I do not fit the image one would expect of someone in my profession. I am a professional with ethics and integrity but I have multi colored hair and dress professionally as I am comfortable not the “uniform” that I was raised to wear to be respected and accepted. There are still moments that I find myself hearing “Bob”, that is the name I have for the little guy of self doubt that tries to push me back off my path, and I start to have those moments of life might be easier if I ….. Let’s face it, no one is perfect and we all have those moments of self doubt but I then tell him to shut up and remind myself of what I have now that is too valuable to loose again. My confidence in myself and my inner peace is worth more to my own mental health and wellness than anything that “Bob” tries to get me to leave my path for. At the end of my leadership training journey, we were each asked to write what came to mind when we thought of a person and were asked to write them down. Those little pieces of paper sit on my desk because they are the proof that people know me for who I truly am. Those little pieces of paper contain words like, “such a genuine human”, “you are authentic”, “kind”, “easy to talk to”, “a kind leader” and others that remind me that in the 9 months of that journey there were 12 people who saw me in my truth and liked me for me.

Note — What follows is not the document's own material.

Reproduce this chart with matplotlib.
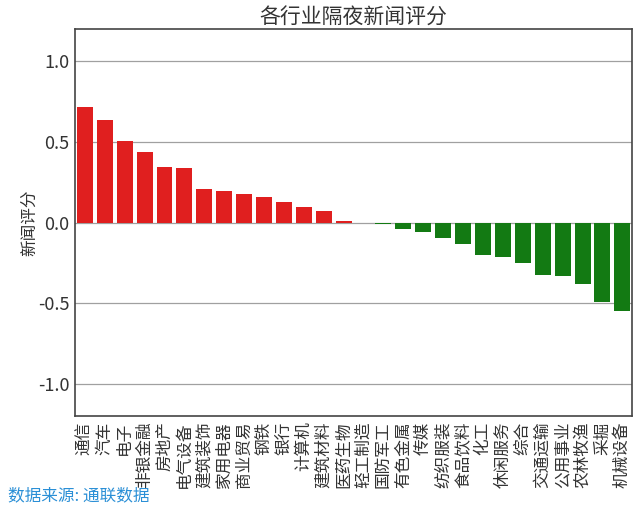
import numpy as np
import matplotlib
matplotlib.use('Agg')
import matplotlib.pyplot as plt

plt.rcParams['font.family'] = ['Noto Sans CJK SC', 'DejaVu Sans']
plt.rcParams['axes.unicode_minus'] = False

# 行业及隔夜新闻评分
industries = ['通信', '汽车', '电子', '非银金融', '房地产', '电气设备', '建筑装饰', '家用电器',
              '商业贸易', '钢铁', '银行', '计算机', '建筑材料', '医药生物', '轻工制造', '国防军工',
              '有色金属', '传媒', '纺织服装', '食品饮料', '化工', '休闲服务', '综合', '交通运输',
              '公用事业', '农林牧渔', '采掘', '机械设备']
scores = [0.717, 0.639, 0.505, 0.438, 0.345, 0.339, 0.205, 0.194,
          0.175, 0.161, 0.126, 0.099, 0.072, 0.010, -0.003, -0.010,
          -0.037, -0.056, -0.099, -0.134, -0.200, -0.215, -0.254, -0.327,
          -0.330, -0.380, -0.496, -0.547]

x = np.arange(len(industries))
colors = ['#e01f1f' if s > 0 else '#137a13' for s in scores]

fig = plt.figure(figsize=(6.4, 5.11), dpi=100)
ax = fig.add_axes([0.117, 0.186, 0.871, 0.757])

ax.grid(axis='y', color='#a0a0a0', linewidth=0.9)
ax.set_axisbelow(True)
ax.bar(x, scores, width=0.8, color=colors)

ax.set_xlim(-0.5, len(industries) - 0.5)
ax.set_ylim(-1.2, 1.2)
ax.set_yticks([-1.0, -0.5, 0.0, 0.5, 1.0])
ax.set_yticklabels(['-1.0', '-0.5', '0.0', '0.5', '1.0'], fontsize=13, color='#333333')
ax.set_xticks(x)
ax.set_xticklabels(industries, rotation=90, fontsize=12, color='#333333')
ax.tick_params(length=0, pad=4)
for sp in ax.spines.values():
    sp.set_color('#444444')
    sp.set_linewidth(1.2)

ax.set_ylabel('新闻评分', fontsize=12, color='#333333', labelpad=0)
ax.set_title('各行业隔夜新闻评分', fontsize=15, color='#333333', pad=4)

fig.text(0.012, 0.02, '数据来源: 通联数据', fontsize=12, color='#2a8fd6')

fig.savefig('out.png', dpi=100)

Life is challenging and for those who are afraid to live in their truth it can be very unhappy and unfulfilling. We all want to be accepted and live a life of purpose but it is easier than we think to be diverted off of our truth path in life by what other people want or to try to fit an image that we think is what will make us acceptable in society. What we do not realize is the mental toll this places on each of us and the strain it can place on our families and friends because if we are not true to ourselves then how can we be true to the people we love and care about the most? Isn’t that enough to encourage us to be brave and live in our truth?